When you’re in high school, you start hearing about the high cost of college. You may decide to pursue private scholarships to get a head start. So you write essay after essay, do community service on the weekends and manage to score some scholarships. When you get into college and have to report them (which you do), your college can decide to reduce your other financial aid and give it to other students who didn’t get scholarships.

After all that hard work, your net return is zero. That’s not fair, is it?

It’s called scholarship award displacement, and Maryland recently passed a law to ban it.

Central Scholarship, a nine-person nonprofit organization that gives more than $1 million to Maryland students annually, stood up and demanded that scholarship award displacement is addressed. Jan Wagner and Michele Waxman Johnson proved that you don’t have to be big to enact change.

For organizations like Central Scholarship, scholarship award displacement is very frustrating. Their main goal is to help students afford college, but colleges can negate that help by displacing the scholarships. “It totally undermines our very existence,” said Wagner, president of Central Scholarship.

The way financial aid works is that each school has its own cost of attendance, which includes tuition, fees, books and other supplies, and on-campus housing or an allowance for off-campus housing and food. From that total cost, they subtract an expected family contribution, which is based on your or your parents’ financial situation.

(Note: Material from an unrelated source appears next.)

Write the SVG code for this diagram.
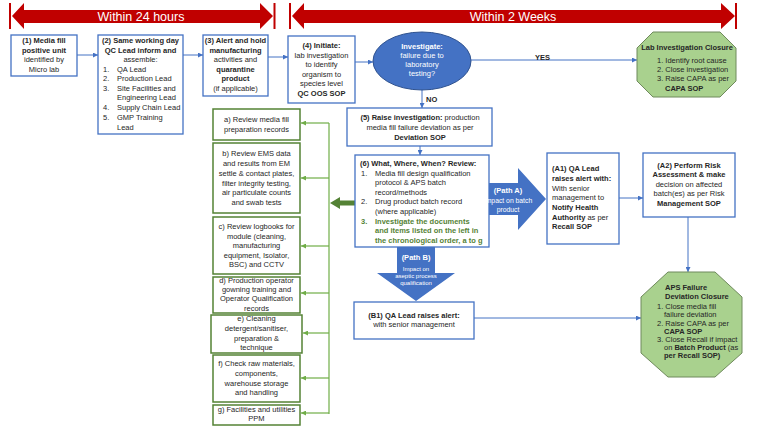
<svg xmlns="http://www.w3.org/2000/svg" width="768" height="433" viewBox="0 0 768 433">
<defs>
<style>
.bb{fill:#fff;stroke:#4472C4;stroke-width:1.3}
.gb{fill:#fff;stroke:#548235;stroke-width:1.5}
.oct{fill:#A9D18E;stroke:#6F8A5C;stroke-width:1}
text{font-family:"Liberation Sans",Arial,sans-serif;font-size:7.5px;fill:#262626}
.b{font-weight:bold}
.c{text-anchor:middle}
.w{fill:#fff}
.s{font-size:6px}
.g{fill:#548235;font-weight:bold}
.red{fill:#C00000}
.big{font-size:12.5px;fill:#fff}
.conn{stroke:#4472C4;stroke-width:1;fill:none;marker-end:url(#ab)}
.gconn{stroke:#70AD47;stroke-width:1.2;fill:none;marker-end:url(#ag)}
.blk{fill:#4472C4}
</style>
<marker id="ab" viewBox="0 0 6 6" refX="6" refY="3" markerWidth="5" markerHeight="5" markerUnits="userSpaceOnUse" orient="auto"><path d="M0,0 L6,3 L0,6 z" fill="#4472C4"/></marker>
<marker id="ag" viewBox="0 0 6 6" refX="6" refY="3" markerWidth="5" markerHeight="5" markerUnits="userSpaceOnUse" orient="auto"><path d="M0,0 L6,3 L0,6 z" fill="#70AD47"/></marker>
</defs>
<rect width="768" height="433" fill="#fff"/>

<g id="timeline24">
<rect class="red" x="9" y="3" width="2" height="26"/>
<rect class="red" x="273.5" y="3" width="2" height="26"/>
<polygon class="red" points="12,16 24,3 24,10 260,10 260,3 273,16 260,29 260,23 24,23 24,29"/>
<text class="big c" x="141" y="20.5">Within 24 hours</text>
</g>
<g id="timeline2w">
<rect class="red" x="289" y="3" width="2" height="26"/>
<rect class="red" x="735" y="3" width="2" height="26"/>
<polygon class="red" points="292,16 304,3 304,10 721,10 721,3 735,16 721,29 721,23 304,23 304,29"/>
<text class="big c" x="513" y="20.5">Within 2 Weeks</text>
</g>

<g id="connectors">
<line class="conn" x1="77" y1="55" x2="98" y2="55"/>
<line class="conn" x1="183" y1="55" x2="203" y2="55"/>
<line class="conn" x1="268" y1="57" x2="288" y2="57"/>
<line class="conn" x1="355" y1="62" x2="373" y2="62"/>
<line class="conn" x1="471" y1="60" x2="637" y2="60"/>
<text class="b" x="535" y="60">YES</text>
<line class="conn" x1="422" y1="90" x2="422" y2="108"/>
<text class="b" x="426" y="102">NO</text>
<line class="conn" x1="420" y1="146" x2="420" y2="155"/>
<line class="conn" x1="619" y1="198" x2="643" y2="198"/>
<line class="conn" x1="688" y1="217" x2="688" y2="272"/>
<line class="conn" x1="474" y1="318" x2="641" y2="318"/>
<line stroke="#70AD47" stroke-width="1.2" x1="329" y1="123" x2="329" y2="414"/>
<line class="gconn" x1="329" y1="123" x2="301" y2="123"/>
<line class="gconn" x1="329" y1="178" x2="301" y2="178"/>
<line class="gconn" x1="329" y1="246" x2="301" y2="246"/>
<line class="gconn" x1="329" y1="293" x2="301" y2="293"/>
<line class="gconn" x1="329" y1="333" x2="303" y2="333"/>
<line class="gconn" x1="329" y1="378" x2="301" y2="378"/>
<line class="gconn" x1="329" y1="413" x2="301" y2="413"/>
<polygon fill="#548235" points="330,203 340,197 340,200.5 355,200.5 355,205.5 340,205.5 340,209"/>
</g>

<g id="n1">
<rect class="bb" x="11" y="35" width="66" height="41"/>
<text class="c b" x="44" y="43">(1) Media fill</text>
<text class="c b" x="44" y="52.5">positive unit</text>
<text class="c" x="44" y="62">identified by</text>
<text class="c" x="44" y="71.5">Micro lab</text>
</g>

<g id="n2">
<rect class="bb" x="98" y="35" width="85" height="99"/>
<text class="c b" x="140.5" y="43">(2) Same working day</text>
<text class="c b" x="140.5" y="52.5">QC Lead inform and</text>
<text class="c" x="140.5" y="62">assemble:</text>
<text x="103" y="71.5">1.</text><text x="117" y="71.5">QA Lead</text>
<text x="103" y="81">2.</text><text x="117" y="81">Production Lead</text>
<text x="103" y="90.5">3.</text><text x="117" y="90.5">Site Facilities and</text>
<text x="117" y="100">Engineering Lead</text>
<text x="103" y="110">4.</text><text x="117" y="110">Supply Chain Lead</text>
<text x="103" y="120">5.</text><text x="117" y="120">GMP Training</text>
<text x="117" y="129.5">Lead</text>
</g>

<g id="n3">
<rect class="bb" x="203" y="35" width="65" height="61"/>
<text class="c b" x="235.5" y="43">(3) Alert and hold</text>
<text class="c b" x="235.5" y="52.5">manufacturing</text>
<text class="c" x="235.5" y="62">activities and</text>
<text class="c b" x="235.5" y="71.5">quarantine</text>
<text class="c b" x="235.5" y="81">product</text>
<text class="c" x="235.5" y="90.5">(if applicable)</text>
</g>

<g id="n4">
<rect class="bb" x="288" y="36" width="67" height="67"/>
<text class="c b" x="321.5" y="48">(4) Initiate:</text>
<text class="c" x="321.5" y="57.5">lab investigation</text>
<text class="c" x="321.5" y="67">to identify</text>
<text class="c" x="321.5" y="76.5">organism to</text>
<text class="c" x="321.5" y="86">species level</text>
<text class="c b" x="321.5" y="95.5">QC OOS SOP</text>
</g>

<g id="decision">
<ellipse cx="422" cy="61" rx="49" ry="29" fill="#4472C4" stroke="#2F528F" stroke-width="1"/>
<text class="c b w" x="422" y="49">Investigate:</text>
<text class="c w" x="422" y="58">failure due to</text>
<text class="c w" x="422" y="67">laboratory</text>
<text class="c w" x="422" y="76">testing?</text>
</g>

<g id="labClosure">
<polygon class="oct" points="653,32 720,32 736,48 736,81 720,97 653,97 637,81 637,48"/>
<text class="c b" x="687" y="50">Lab Investigation  Closure</text>
<text x="657" y="63">1. Identify root cause</text>
<text x="657" y="72">2. Close investigation</text>
<text x="657" y="81">3. Raise CAPA as per</text>
<text class="b" x="665" y="91">CAPA SOP</text>
</g>

<g id="n5">
<rect class="bb" x="347" y="108" width="145" height="38"/>
<text class="c" x="420" y="120"><tspan class="b">(5) Raise investigation:</tspan>  production</text>
<text class="c" x="420" y="130">media fill failure deviation as per</text>
<text class="c b" x="420" y="140">Deviation SOP</text>
</g>

<g id="n6">
<rect class="bb" x="355" y="155" width="134" height="92"/>
<text class="b" x="360" y="166">(6) What, Where, When? Review:</text>
<text x="361" y="175.5">1.</text><text x="375" y="175.5">Media fill design qualification</text>
<text x="375" y="185">protocol &amp; APS batch</text>
<text x="375" y="194.5">record/methods</text>
<text x="361" y="204">2.</text><text x="375" y="204">Drug product batch record</text>
<text x="375" y="214">(where applicable)</text>
<text class="g" x="361" y="223.5">3.</text><text class="g" x="375" y="223.5">Investigate the documents</text>
<text class="g" x="375" y="233">and items listed on the left in</text>
<text class="g" x="375" y="242.5">the chronological  order, a to g</text>
</g>

<g id="pathA">
<polygon class="blk" points="489,183 518,183 518,168 546,199 518,230 518,215 489,215"/>
<text class="c b w" x="508" y="193">(Path A)</text>
<text class="c w" x="508" y="202.5" style="font-size:6.8px">Impact on batch</text>
<text class="c w" x="508" y="212" style="font-size:6.8px">product</text>
</g>

<g id="pathB">
<polygon class="blk" points="397,247 435,247 435,273 455,273 416,301 377,273 397,273"/>
<text class="c b w" x="416" y="260">(Path B)</text>
<text class="c w s" x="416" y="270.5">Impact on</text>
<text class="c w s" x="416" y="277.5">aseptic process</text>
<text class="c w s" x="416" y="284.5">qualification</text>
</g>

<g id="nA1">
<rect class="bb" x="547" y="153" width="72" height="91"/>
<text class="b" x="552" y="171">(A1) QA Lead</text>
<text class="b" x="552" y="181">raises alert with:</text>
<text x="552" y="191">With senior</text>
<text x="552" y="200">management to</text>
<text class="b" x="552" y="210">Notify Health</text>
<text x="552" y="219.5"><tspan class="b">Authority</tspan> as per</text>
<text class="b" x="552" y="229">Recall  SOP</text>
</g>

<g id="nA2">
<rect class="bb" x="643" y="153" width="92" height="64"/>
<text class="c b" x="689" y="168">(A2) Perform Risk</text>
<text class="c b" x="689" y="177">Assessment &amp; make</text>
<text class="c" x="689" y="186.5">decision on affected</text>
<text class="c" x="689" y="196">batch(es) as per Risk</text>
<text class="c b" x="689" y="205.5">Management SOP</text>
</g>

<g id="nB1">
<rect class="bb" x="354" y="302" width="120" height="37"/>
<text class="c b" x="414" y="318">(B1) QA Lead raises alert:</text>
<text class="c" x="414" y="327">with senior management</text>
</g>

<g id="apsClosure">
<polygon class="oct" points="668,272 715,272 742,297 742,353 715,377 668,377 641,353 641,297"/>
<text class="b" x="665" y="290">APS Failure</text>
<text class="b" x="665" y="298.5">Deviation  Closure</text>
<text x="657" y="309">1. Close media fill</text>
<text x="664" y="316.5">failure deviation</text>
<text x="657" y="326">2. Raise CAPA as per</text>
<text class="b" x="664" y="333.5">CAPA SOP</text>
<text x="657" y="342">3. Close Recall if impact</text>
<text x="664" y="350">on <tspan class="b">Batch Product</tspan> (as</text>
<text class="b" x="664" y="358">per Recall  SOP)</text>
</g>

<g id="ga">
<rect class="gb" x="213" y="109" width="87" height="31"/>
<text class="c" x="256.5" y="121.5">a) Review media fill</text>
<text class="c" x="256.5" y="131.5">preparation records</text>
</g>
<g id="gb">
<rect class="gb" x="213" y="143" width="87" height="70"/>
<text class="c" x="256.5" y="156">b) Review EMS data</text>
<text class="c" x="256.5" y="166">and results from EM</text>
<text class="c" x="256.5" y="176">settle &amp; contact plates,</text>
<text class="c" x="256.5" y="185.5">filter integrity testing,</text>
<text class="c" x="256.5" y="195">air particulate counts</text>
<text class="c" x="256.5" y="205">and swab tests</text>
</g>
<g id="gc">
<rect class="gb" x="213" y="217" width="87" height="57"/>
<text class="c" x="256.5" y="229">c) Review logbooks for</text>
<text class="c" x="256.5" y="238.5">module (cleaning,</text>
<text class="c" x="256.5" y="248">manufacturing</text>
<text class="c" x="256.5" y="257.5">equipment, Isolator,</text>
<text class="c" x="256.5" y="267">BSC) and CCTV</text>
</g>
<g id="gd">
<rect class="gb" x="213" y="277" width="87" height="36"/>
<text class="c" x="256.5" y="283">d) Production operator</text>
<text class="c" x="256.5" y="292">gowning training and</text>
<text class="c" x="256.5" y="301">Operator Qualification</text>
<text class="c" x="256.5" y="310.5">records</text>
</g>
<g id="ge">
<rect class="gb" x="211" y="315" width="91" height="38"/>
<text class="c" x="256.5" y="321">e) Cleaning</text>
<text class="c" x="256.5" y="331">detergent/sanitiser,</text>
<text class="c" x="256.5" y="340.5">preparation &amp;</text>
<text class="c" x="256.5" y="350">technique</text>
</g>
<g id="gf">
<rect class="gb" x="213" y="355" width="87" height="47"/>
<text class="c" x="256.5" y="366">f) Check raw materials,</text>
<text class="c" x="256.5" y="375.5">components,</text>
<text class="c" x="256.5" y="385.5">warehouse storage</text>
<text class="c" x="256.5" y="395">and handling</text>
</g>
<g id="gg">
<rect class="gb" x="213" y="405" width="87" height="20"/>
<text class="c" x="256.5" y="411.5">g) Facilities and utilities</text>
<text class="c" x="256.5" y="421">PPM</text>
</g>
</svg>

What’s left is your financial need. The school then crafts a financial aid package to cover that need with loans, scholarships, grants and work study. All financial aid, including private scholarships, cannot exceed your financial need. If a school regularly over-awards, it can lose its access to federal student aid for their students.

To offset that additional award, schools can reduce any part of their financial aid package. Most schools choose to reduce work study or loans so the student will not have to work as much and will not leave school with as much debt. That lines up with the goal of scholarship providers. The problem is when schools choose to reduce grants and scholarships.

In the past, some organizations, in an attempt to combat scholarship award displacement, have given their awardees the option to defer their award until after college. Then, they can use the money to pay off loans the scholarship would not have replaced — a creative solution that may be available in states that do not have laws about scholarship award displacement.

If you’re in the position where you’re trying to collect funds for college, make sure you talk to your college’s admission office and ask about their private scholarship policy. If they displace awards, ask that they don’t or consider going to another school.